Friday, January 12, 2007

KSK Top Secret Playoff Scouting Report Bukkake- Iggles at Saints

This picture sure is suggestive... what it suggests, I have no idea

Last week you the reader were introduced to one of our exclusive NFL scouts. Well a few days ago he was arrested and charged with sodomizing a dead deer on the side of the highway, as much as I wanted to, we just couldn't bring him back. So now meet our new annonymous scout--she'll be handling the duties for the time being. She may come off as a downy innocent but her mind is dirtier than my lungs. Here we go...

Reggie Bush is a reelly good football player and hes a total hotty! I'd let him in my bush anytime :-*)... I tried to get an interview with Philly's quarterback Jeff Garcia but that stupid whore of his started getting all bitchy. I told that ho if she didn't back the fuck down I'd put my size 3 up her snatch... David Akers' tallywhacker makes Jeff Reed look like the little Asian kid in my kintergarden class, somtimes I just lie down thinking about him while listening to P-poppin'.

Donovon Mcnab would be soooo mcuh cooler if his momma wasn't such a twat! If that bitch was my mom id tell her to mind her own mothafuckin' business, then id throw hot soup all over that Chunky bitch...Shauwn Andrews blocks like Bryant Mckinny but thats all they have in common. Fat fuck couldnt find the button with a gps... Drew Brees' throws the balls around really good, but his balls smell like a dead cat.

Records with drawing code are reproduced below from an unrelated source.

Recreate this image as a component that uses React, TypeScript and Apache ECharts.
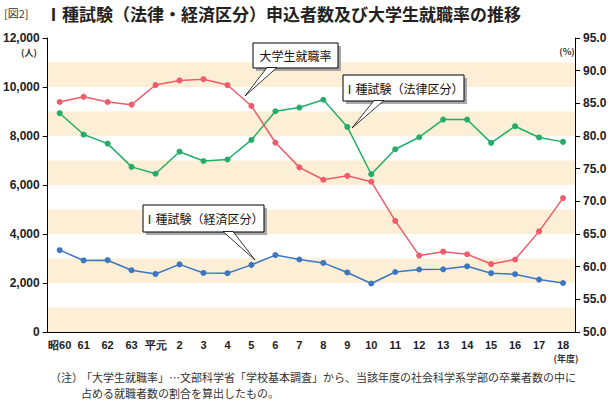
import React, { useEffect, useRef } from "react";
import * as echarts from "echarts";

const categories = ["昭60", "61", "62", "63", "平元", "2", "3", "4", "5", "6", "7", "8", "9", "10", "11", "12", "13", "14", "15", "16", "17", "18"];
const lawApplicants = [8930, 8060, 7690, 6740, 6460, 7360, 6980, 7040, 7840, 9010, 9160, 9480, 8370, 6440, 7460, 7950, 8670, 8670, 7720, 8400, 7940, 7760];
const econApplicants = [3340, 2920, 2930, 2520, 2370, 2760, 2410, 2400, 2740, 3140, 2960, 2820, 2430, 1980, 2450, 2550, 2560, 2680, 2400, 2360, 2140, 2000];
const employmentRate = [85.2, 86.0, 85.2, 84.8, 87.8, 88.5, 88.7, 87.8, 84.6, 79.0, 75.2, 73.3, 73.9, 73.0, 67.0, 61.7, 62.3, 61.9, 60.4, 61.1, 65.4, 70.5];

const titleTag = "[図2]";
const titleText = "Ⅰ種試験（法律・経済区分）申込者数及び大学生就職率の推移";
const noteHead = "（注）";
const noteLine1 = "「大学生就職率」…文部科学省「学校基本調査」から、当該年度の社会科学系学部の卒業者数の中に";
const noteLine2 = "占める就職者数の割合を算出したもの。";

const JP = '"Noto Sans CJK JP", "Noto Sans", sans-serif';
const NUM = '"Liberation Sans", Arial, sans-serif';

function callout(x: number, y: number, w: number, h: number, text: string, b1: number, b2: number, tx: number, ty: number) {
  return [
    { type: "rect", shape: { x: x + 3, y: y + 3, width: w, height: h }, style: { fill: "#a8a8a8" }, z: 100 },
    { type: "rect", shape: { x, y, width: w, height: h }, style: { fill: "#fff", stroke: "#000", lineWidth: 1 }, z: 101 },
    { type: "polygon", shape: { points: [[b1, y + h - 0.5], [tx, ty], [b2, y + h - 0.5]] }, style: { fill: "#fff", stroke: "#000", lineWidth: 0.8 }, z: 102 },
    { type: "text", x: x + w / 2, y: y + h / 2, style: { text, fontSize: 12, fontFamily: JP, fill: "#111", align: "center", verticalAlign: "middle" }, z: 103 },
  ];
}

export default function App() {
  const ref = useRef<HTMLDivElement>(null);
  useEffect(() => {
    document.body.style.margin = "0";
    const chart = echarts.init(ref.current!, null, { renderer: "svg" });
    const axisLabelStyle = { color: "#222", fontSize: 12, fontWeight: "bold" as const, fontFamily: NUM };
    chart.setOption({
      animation: false,
      backgroundColor: "#fff",
      textStyle: { fontFamily: JP },
      grid: { left: 45, right: 35, top: 38, bottom: 70, containLabel: false },
      xAxis: {
        type: "category",
        data: categories,
        boundaryGap: true,
        axisLine: { lineStyle: { color: "#000", width: 1 } },
        axisTick: { alignWithLabel: true, length: 4, lineStyle: { color: "#000" } },
        axisLabel: { color: "#222", fontSize: 11, fontWeight: "bold", fontFamily: NUM, margin: 7, interval: 0 },
      },
      yAxis: [
        {
          type: "value", min: 0, max: 12000, interval: 2000, position: "left",
          axisLine: { show: true, lineStyle: { color: "#000" } },
          axisTick: { show: true, length: 5, lineStyle: { color: "#000" } },
          axisLabel: { ...axisLabelStyle, margin: 8, formatter: (v: number) => v.toLocaleString("en-US") },
          splitLine: { show: false },
        },
        {
          type: "value", min: 50, max: 95, interval: 5, position: "right",
          axisLine: { show: true, lineStyle: { color: "#000" } },
          axisTick: { show: true, length: 5, lineStyle: { color: "#000" } },
          axisLabel: { ...axisLabelStyle, margin: 8, formatter: (v: number) => v.toFixed(1) },
          splitLine: { show: false },
        },
        {
          type: "value", min: 0, max: 12000, interval: 1000, position: "left",
          axisLine: { show: false }, axisTick: { show: false }, axisLabel: { show: false },
          splitLine: { show: false },
          splitArea: { show: true, areaStyle: { color: ["#fcefd6", "rgba(255,255,255,0)"] } },
        },
      ],
      series: [
        {
          name: "大学生就職率", type: "line", yAxisIndex: 1, data: employmentRate,
          symbol: "circle", symbolSize: 6, itemStyle: { color: "#ef5b6b" }, lineStyle: { color: "#ef5b6b", width: 1.5 }, z: 5,
        },
        {
          name: "Ⅰ種試験（法律区分）", type: "line", yAxisIndex: 0, data: lawApplicants,
          symbol: "circle", symbolSize: 6, itemStyle: { color: "#23ad68" }, lineStyle: { color: "#23ad68", width: 1.5 }, z: 4,
        },
        {
          name: "Ⅰ種試験（経済区分）", type: "line", yAxisIndex: 0, data: econApplicants,
          symbol: "circle", symbolSize: 6, itemStyle: { color: "#3c76c2" }, lineStyle: { color: "#3c76c2", width: 1.5 }, z: 4,
        },
      ],
      graphic: [
        { type: "text", x: 4, y: 13, style: { text: titleTag, fontSize: 11, fontFamily: JP, fill: "#333", verticalAlign: "middle" } },
        { type: "text", x: 45, y: 13, style: { text: titleText, fontSize: 17, fontWeight: "bold", fontFamily: JP, fill: "#222", verticalAlign: "middle" } },
        { type: "text", x: 29, y: 52, style: { text: "(人)", fontSize: 9, fontWeight: "bold", fontFamily: JP, fill: "#333", align: "center", verticalAlign: "middle" } },
        { type: "text", x: 567, y: 51, style: { text: "(%)", fontSize: 9, fontWeight: "bold", fontFamily: JP, fill: "#333", align: "center", verticalAlign: "middle" } },
        { type: "text", x: 566, y: 358, style: { text: "(年度)", fontSize: 9, fontWeight: "bold", fontFamily: JP, fill: "#333", align: "center", verticalAlign: "middle" } },
        ...callout(253, 43, 85, 25, "大学生就職率", 267, 277, 245, 96),
        ...callout(343, 75, 121, 26, "Ⅰ種試験（法律区分）", 374, 384, 352, 128),
        ...callout(143, 205, 121, 27, "Ⅰ種試験（経済区分）", 223, 233, 255, 260),
        { type: "text", x: 50, y: 377, style: { text: noteHead, fontSize: 11, fontFamily: JP, fill: "#333", verticalAlign: "middle" } },
        { type: "text", x: 81, y: 377, style: { text: noteLine1, fontSize: 11, fontFamily: JP, fill: "#333", verticalAlign: "middle" } },
        { type: "text", x: 81, y: 393, style: { text: noteLine2, fontSize: 11, fontFamily: JP, fill: "#333", verticalAlign: "middle" } },
      ],
    });
    return () => chart.dispose();
  }, []);
  return <div ref={ref} style={{ width: 610, height: 402 }} />;
}
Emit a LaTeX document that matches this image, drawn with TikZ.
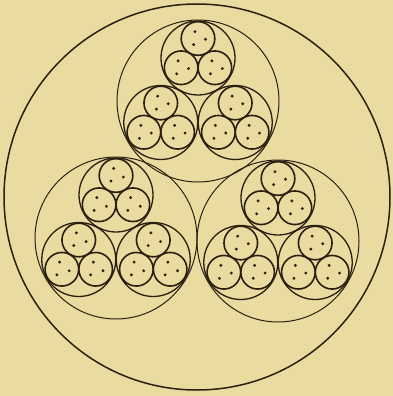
\documentclass[tikz,border=0pt]{standalone}
\definecolor{paper}{RGB}{234,219,160}
\definecolor{ink}{RGB}{42,32,16}
\begin{document}
\begin{tikzpicture}[x=1pt,y=-1pt,
  outerring/.style={draw=ink,line width=1.5pt},
  ringA/.style={draw=ink,line width=1pt},
  ringB/.style={draw=ink,line width=1.3pt},
  ringC/.style={draw=ink,line width=1.6pt},
  dotmark/.style={fill=ink}]
\fill[paper] (0,0) rectangle (393,396);
\useasboundingbox (0,0) rectangle (393,396);
\draw[outerring] (197,197) circle[radius=193];
\foreach \ax/\ay in {198/101, 116/238, 278/241} {
  \draw[ringA] (\ax,\ay) circle[radius=81];
  \foreach \b in {90,210,330} {
    \pgfmathsetmacro\bx{\ax+43*cos(\b)}
    \pgfmathsetmacro\by{\ay-43*sin(\b)}
    \draw[ringB] (\bx,\by) circle[radius=37];
    \foreach \c in {90,210,330} {
      \pgfmathsetmacro\cx{\bx+19.5*cos(\c)}
      \pgfmathsetmacro\cy{\by-19.5*sin(\c)}
      \draw[ringC] (\cx,\cy) circle[radius=16.8];
      \pgfmathsetmacro\rot{mod(\ax*3+\b*7+\c*11,60)-30}
      \foreach \d in {90,210,330} {
        \fill[dotmark] ({\cx+7.5*cos(\d+\rot)},{\cy-7.5*sin(\d+\rot)}) circle[radius=1.6];
      }
    }
  }
}
\end{tikzpicture}
\end{document}
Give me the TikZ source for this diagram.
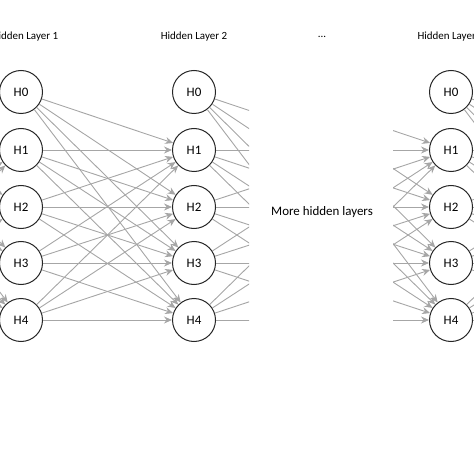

I once saw Andy Reid totally naked and I still couldn't see his dick. I wouldn't fuck him with Joe's Horn... One time I was down at the barbeque spot an I saw Zach Strief swallow a whole pig, ten minutes later he shat out nothing but the bones.

I like the Saints by ten, that way we can all drop some ecstasy and hit up the orggys on Burbun Street! :P

Now THAT is some good analysis. Suck it, Jay Glazer.

11 comments:

swing4 said...

And this, Drew, is why you should never, ever, let Unsilent babysit the Girl.

Koopa said...

Is it safe to assume that the asterisk in the smileyface is a textual representation of oral herpes?

Somebody get that scout some Valtrex!

gone said...

That little girl would totally tear Jay Glazer up and leave him baked, shivering, and crying in the corner.

Damned Girl Scouts and their "you can only buy our crack, I mean cookies, once a year" scrumdiddlyumptious cookies that you can only buy once a year.

Mike said...

UM: when an over-educated Jewish miscreant meets a ghetto ho-to-be in a genetic blender.

Don't let this man procreate.

Kid Cleveland said...

I love how the girl above has the "black rectangle" over her face. Let's face it, her mug being on KSK is the best thing to ever happen in her young life (even more so than her brownie meetings) and come to think of it, if she has an "edge" when it comes to gambling, I'm gonna listen.

swing4 said...

Let's not go crazy here folks. I'm not sure I would call a Pitt graduate "overeducated".

I kid because I love, UM.

Anonymous said...

Drew Brees' throws the balls around really good, but his balls smell like a dead cat.

So, you can get past that mole, but not the smelly nutsack? Really, where are the priorities of today's drunken whores at nowadays?

By the way, mine have that new car smell. Just sayin'......

Unsilent Majority said...

j- the mole is no more.

swing- i transfered out of pitt. you try spending more than three semesters in that city.

Becky said...

Maybe he just shaved it or something. There are still definite remains of something on that cheek.

Unsilent Majority said...

i think it's a little person

Mike Terrill said...

UM, that post made me laugh so loud that I think I woke up my entire apartment complex.